Miguel recuerda que aproximadamente hace 20 años la industria de la cabuya comenzó a disminuirse en el municipio hasta el punto de que en la actualidad ni siquiera las nuevas generaciones identifican la planta. Poco a poco los trabajadores de este material tuvieron que ir buscando qué más hacer para llevar comida a sus hogares. Él optó por comenzar a sembrar distintos productos en su casa, la mora y la uchuva, por ejemplo, y a vender leche de unas 2 vacas que tenía en ese entonces.
- Entonces, ¿por qué siguió trabajando con el telar? le pregunto
- Yo no sé, será por amor a todo eso, me responde, dando las últimas cucharadas a la mazamorra servida en taza de flores, hice solo hasta segundo de primaria, a nosotros nos tocaba era trabajar con esto, no había tiempo para estudiar. Trabajar con estos aparatos es lo que sé hacer.
“Pero ya no trabajo el telar con cabuya porque a nadie le interesa comprarlo. Ahora me toca con fibra, que se enreda más, pero que al menos se vende un poquito”. Don Miguel deja muy claro que ya no le dedica tanto tiempo al trabajo en el telar porque solo hace pedidos de “docenitas” por contrato y son esporádicos para el señor Diego Herrera, vecino de la vereda Juan XXIII.
Pie derecho, pie izquierdo. Se abren y se cierran los alambres del telar y don Miguel pasa el rollo de fibra amarilla para crear ese entrelazado que lo hace derramar unas cuantas gotas de sudor. De vez en cuando tiene que acomodar la fibra porque se va saliendo del rollo y repite “con la cabuya no pasa eso. La cabuya es más obediente”.
Termina su primer rollo y sale de aquella habitación al final de su casa, recorre la cocina con aspecto negroso por el quemar de la leña y llega a la sala en donde agarra más material. Hace nuevamente el recorrido, pero antes de poner sus pies en el telar, va a el hilar, una especie de rueda que al girar envuelve la fibra, ya que en rollo es mucho más cómodo el trabajo.
Sigue pasando el rollo de un lado al otro; de mano en mano y hala la mesa del telar con el brazo que queda libre para asegurar el entrelazado que acaba de hacer. Me deja intentar el proceso y luego nos sentamos nuevamente en el patio de su colorida casa.
- ¿Usted cree que en el municipio esta tradición vuelva a ser tan importante como antes?
- No, yo no creo. A las generaciones de ahora no les interesa y hasta se burlan. Y las alcaldías menos, si no apoyaron antes no creo que lo hagan ahora. Reniega don Miguel en la puerta de su habitación, donde tiene unas cuantas docenas de fibra ya entrelazada.

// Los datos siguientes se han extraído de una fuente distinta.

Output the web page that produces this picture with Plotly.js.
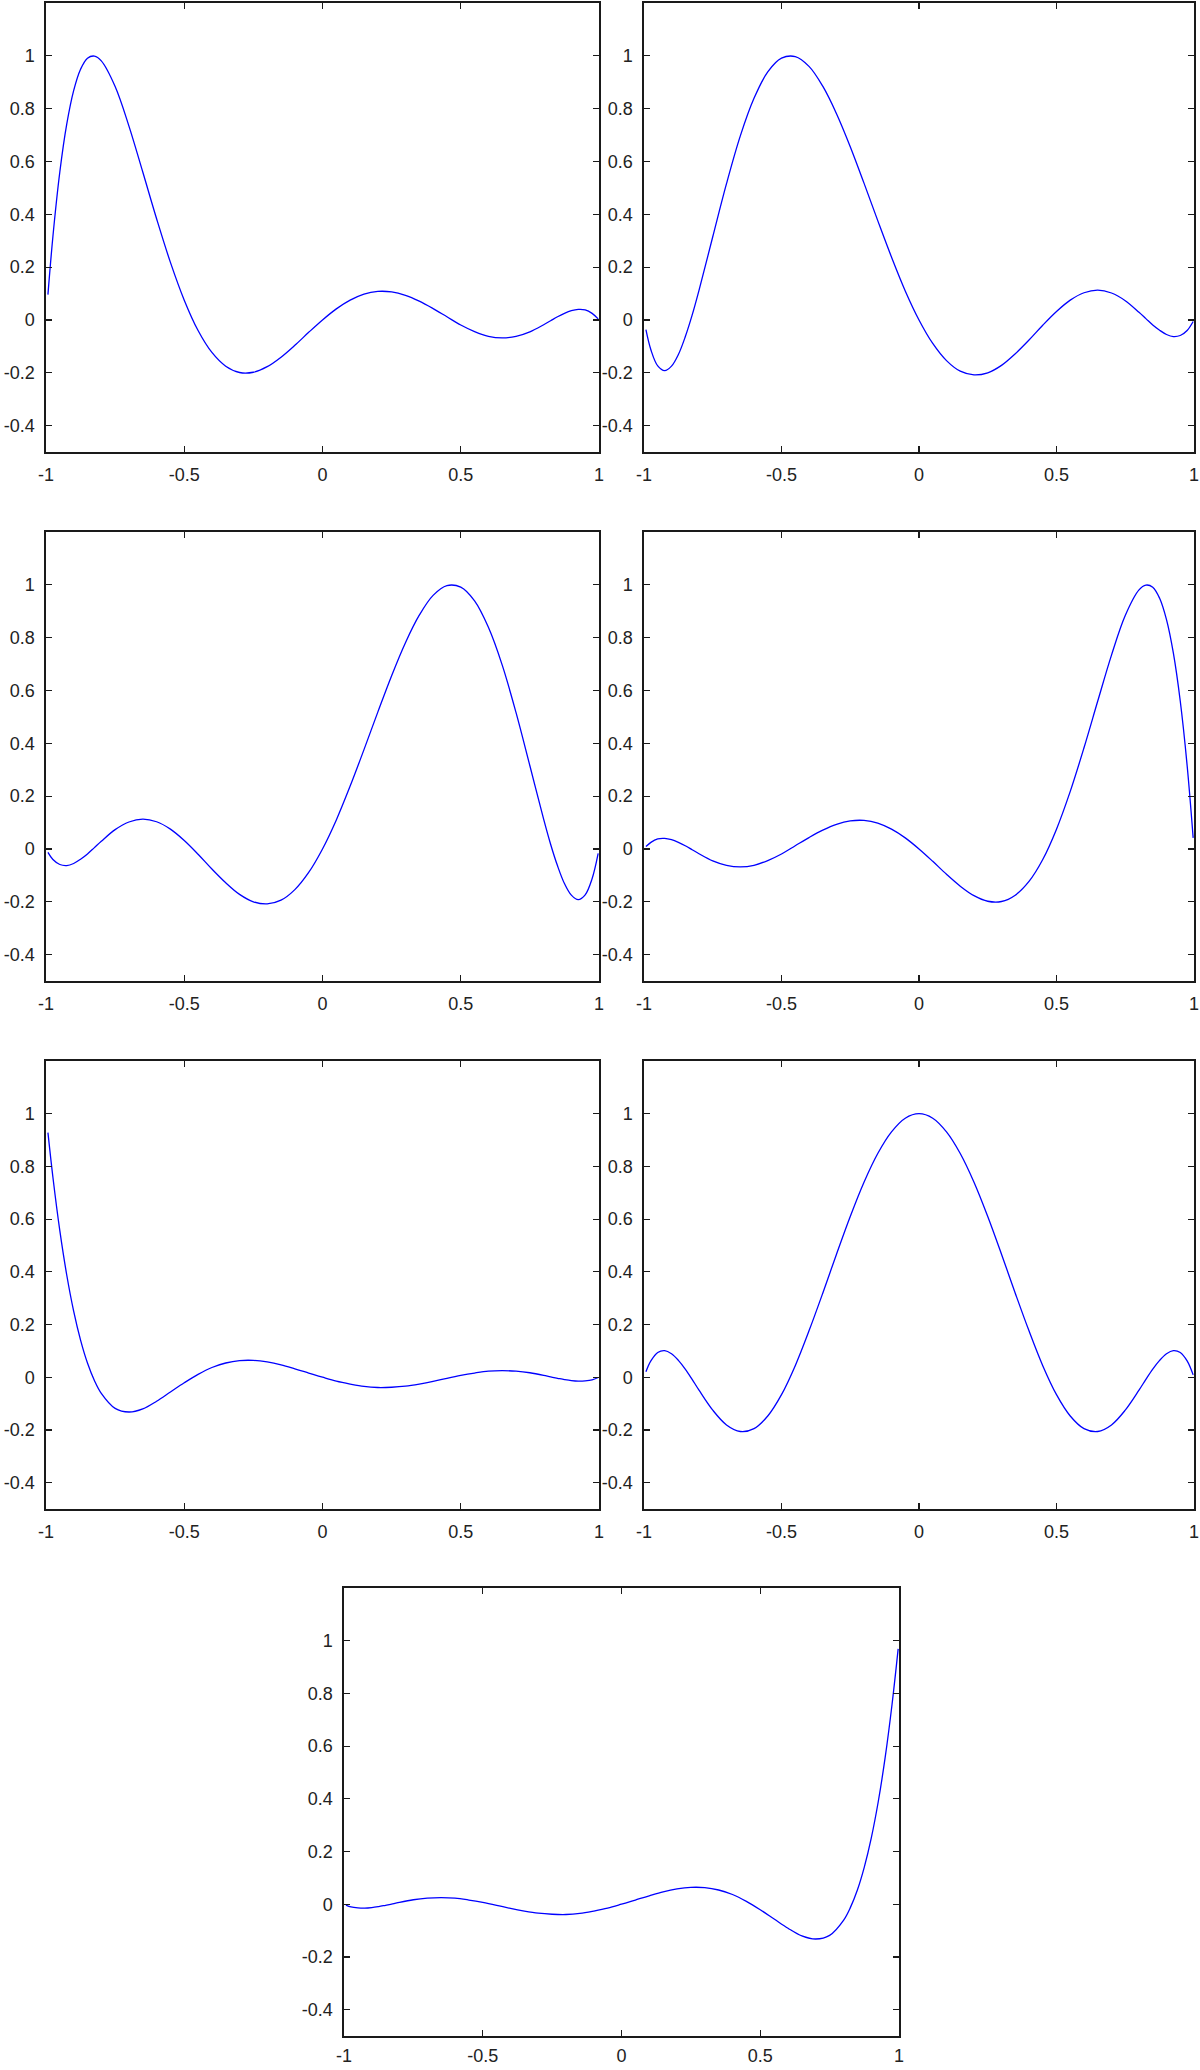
<!DOCTYPE html>
<html>
<head>
<meta charset="utf-8">
<script src="https://cdn.plot.ly/plotly-3.0.1.min.js"></script>
<style>
  html, body { margin: 0; padding: 0; background: #ffffff; }
  #chart { width: 1200px; height: 2070px; }
</style>
</head>
<body>
<div id="chart"></div>
<script>
// sample positions along x
const xSamples = [-0.993, -0.975, -0.95, -0.925, -0.9, -0.875, -0.85, -0.825,
  -0.8, -0.75, -0.7, -0.65, -0.6, -0.55, -0.5, -0.45, -0.4, -0.35, -0.3, -0.25,
  -0.2, -0.15, -0.1, -0.05, 0, 0.05, 0.1, 0.15, 0.2, 0.25, 0.3, 0.35, 0.4, 0.45,
  0.5, 0.55, 0.6, 0.65, 0.7, 0.75, 0.8,
  0.825, 0.85, 0.875, 0.9, 0.925, 0.95, 0.975, 0.997];

// panel 1 (peak near -0.83)
const curvePeakM083 = [0.096, 0.316, 0.560, 0.741, 0.868, 0.949, 0.991, 0.999,
  0.981, 0.884, 0.734, 0.560, 0.383, 0.218, 0.075, -0.040, -0.123, -0.175, -0.199, -0.198,
  -0.177, -0.141, -0.096, -0.047, 0, 0.042, 0.075, 0.098, 0.108, 0.106, 0.093, 0.071, 0.043, 0.012,
  -0.019, -0.044, -0.062, -0.068, -0.062, -0.045, -0.018,
  -0.003, 0.012, 0.025, 0.035, 0.040, 0.038, 0.025, 0.004];

// panel 2 (peak near -0.47)
const curvePeakM047 = [-0.037, -0.113, -0.174, -0.192, -0.175, -0.131, -0.064, 0.018,
  0.112, 0.315, 0.516, 0.696, 0.839, 0.939, 0.991, 0.997, 0.960, 0.885, 0.781, 0.656,
  0.518, 0.376, 0.238, 0.110, 0, -0.089, -0.154, -0.194, -0.208, -0.200, -0.172, -0.128, -0.076, -0.020,
  0.032, 0.075, 0.103, 0.113, 0.102, 0.073, 0.029,
  0.005, -0.019, -0.039, -0.055, -0.063, -0.059, -0.040, -0.006];

// panel 3 (peak near 0.47)
const curvePeakP047 = [-0.013, -0.040, -0.059, -0.063, -0.055, -0.039, -0.019, 0.005,
  0.029, 0.073, 0.102, 0.113, 0.103, 0.075, 0.032, -0.020, -0.076, -0.128, -0.172, -0.200,
  -0.208, -0.194, -0.154, -0.089, 0, 0.110, 0.238, 0.376, 0.518, 0.656, 0.781, 0.885, 0.960, 0.997,
  0.991, 0.939, 0.839, 0.696, 0.516, 0.315, 0.112,
  0.018, -0.064, -0.131, -0.175, -0.192, -0.174, -0.113, -0.017];

// panel 4 (peak near 0.83)
const curvePeakP083 = [0.009, 0.025, 0.038, 0.040, 0.035, 0.025, 0.012, -0.003,
  -0.018, -0.045, -0.062, -0.068, -0.062, -0.044, -0.019, 0.012, 0.043, 0.071, 0.093, 0.106,
  0.108, 0.098, 0.075, 0.042, 0, -0.047, -0.096, -0.141, -0.177, -0.198, -0.199, -0.175, -0.123, -0.040,
  0.075, 0.218, 0.383, 0.560, 0.734, 0.884, 0.981,
  0.999, 0.991, 0.949, 0.868, 0.741, 0.560, 0.316, 0.042];

// panel 5 (peak at -1)
const curvePeakM1 = [0.928, 0.759, 0.556, 0.388, 0.251, 0.141, 0.054, -0.012,
  -0.061, -0.118, -0.132, -0.120, -0.091, -0.056, -0.021, 0.011, 0.037, 0.054, 0.063, 0.064,
  0.058, 0.047, 0.032, 0.016, 0, -0.015, -0.026, -0.035, -0.039, -0.038, -0.034, -0.026, -0.016, -0.004,
  0.007, 0.016, 0.023, 0.025, 0.023, 0.017, 0.007,
  0.001, -0.004, -0.009, -0.013, -0.015, -0.014, -0.010, -0.001];

// panel 6 (peak at 0)
const curvePeak0 = [0.021, 0.062, 0.094, 0.101, 0.089, 0.064, 0.031, -0.008,
  -0.049, -0.125, -0.181, -0.206, -0.195, -0.147, -0.066, 0.044, 0.176, 0.319, 0.467, 0.610,
  0.740, 0.849, 0.931, 0.983, 1, 0.983, 0.931, 0.849, 0.740, 0.610, 0.467, 0.319, 0.176, 0.044,
  -0.066, -0.147, -0.195, -0.206, -0.181, -0.125, -0.049,
  -0.008, 0.031, 0.064, 0.089, 0.101, 0.094, 0.062, 0.009];

// panel 7 (peak at 1)
const curvePeakP1 = [-0.003, -0.010, -0.014, -0.015, -0.013, -0.009, -0.004, 0.001,
  0.007, 0.017, 0.023, 0.025, 0.023, 0.016, 0.007, -0.004, -0.016, -0.026, -0.034, -0.038,
  -0.039, -0.035, -0.026, -0.015, 0, 0.016, 0.032, 0.047, 0.058, 0.064, 0.063, 0.054, 0.037, 0.011,
  -0.021, -0.056, -0.091, -0.120, -0.132, -0.118, -0.061,
  -0.012, 0.054, 0.141, 0.251, 0.388, 0.556, 0.759, 0.969];

const xTickVals = [-1, -0.5, 0, 0.5, 1];
const xTickText = ['-1', '-0.5', '0', '0.5', '1'];
const yTickVals = [-0.4, -0.2, 0, 0.2, 0.4, 0.6, 0.8, 1];
const yTickText = ['-0.4', '-0.2', '0', '0.2', '0.4', '0.6', '0.8', '1'];

const panelSeries = [curvePeakM083, curvePeakM047, curvePeakP047, curvePeakP083,
  curvePeakM1, curvePeak0, curvePeakP1];

// layout geometry (pixels in a 1200 x 2070 page)
const W = 1200, H = 2070;
const colsPx = [[46, 599], [644, 1194], [46, 599], [644, 1194], [46, 599], [644, 1194], [344, 899]];
const rowsPx = [[3, 452], [3, 452], [532, 981], [532, 981], [1061, 1509], [1061, 1509], [1588, 2036]];
const xStandoff = [6, 6, 6, 6, 6, 6, 3];

const FONT = 'Liberation Sans, Arial, Helvetica, sans-serif';

const traces = [];
const layout = {
  width: W, height: H,
  margin: {l: 0, r: 0, t: 0, b: 0},
  paper_bgcolor: '#ffffff',
  plot_bgcolor: '#ffffff',
  showlegend: false,
  font: {family: FONT, size: 18, color: '#222222'}
};

panelSeries.forEach((ys, i) => {
  const n = i + 1;
  const xa = 'x' + (n === 1 ? '' : n);
  const ya = 'y' + (n === 1 ? '' : n);
  traces.push({
    x: xSamples, y: ys, xaxis: xa, yaxis: ya,
    type: 'scatter', mode: 'lines',
    line: {color: '#0000ff', width: 1.3, shape: 'spline', smoothing: 1},
    hoverinfo: 'skip'
  });
  const common = {
    showline: true, mirror: 'ticks', linecolor: '#1a1a1a', linewidth: 1.6,
    ticks: 'inside', ticklen: 6, tickwidth: 1.2, tickcolor: '#1a1a1a',
    showgrid: false, zeroline: false, fixedrange: true,
    ticklabeloverflow: 'allow',
    tickfont: {family: FONT, size: 18, color: '#222222'}
  };
  layout['xaxis' + (n === 1 ? '' : n)] = Object.assign({}, common, {
    domain: [colsPx[i][0] / W, colsPx[i][1] / W],
    anchor: ya, range: [-1, 1],
    tickmode: 'array', tickvals: xTickVals, ticktext: xTickText,
    ticklabelstandoff: xStandoff[i]
  });
  layout['yaxis' + (n === 1 ? '' : n)] = Object.assign({}, common, {
    domain: [1 - rowsPx[i][1] / H, 1 - rowsPx[i][0] / H],
    anchor: xa, range: [-0.5, 1.2],
    tickmode: 'array', tickvals: yTickVals, ticktext: yTickText,
    ticklabelstandoff: 6
  });
});

Plotly.newPlot('chart', traces, layout, {staticPlot: true, displayModeBar: false});
</script>
</body>
</html>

Al transcurrir la conversación don Miguel se mantiene reacio a creer que la cabuya y sus trabajadores son importantes para el municipio. El tiempo lo ha hecho sacar la conclusión de que ahora su trabajo no tiene importancia. Se sorprendió enormemente cuando llegué hasta su casa y le conté que quería retratar con fotografía algo que para mí está en la identidad guarneña.

A la charla se suma Fabiola, su esposa hace 43 años, que también tiene mucho que contar de la cabuya, pero que al igual que Miguel ya no encuentra a quién dirigir sus palabras, pues nunca tuvieron hijos.
Para el exterior, la identidad del municipio de Guarne es la cabuya. Cuando esta economía estaba en furor fueron los guarneños los que llevaban el primer puesto en la carrera. Ya casi no quedan personas como Miguel Ángel y las que quedan como Vainor Orrego (El Colorado), Jorge Iván Ortiz (Chaparral) o Ramón Zapata (Bellavista) están perdiendo la esperanza de ver nuevamente su pueblo entrelazado.
De quién será pues la responsabilidad de revivir la tradición, o más bien de encontrar otra cosa que nos identifique.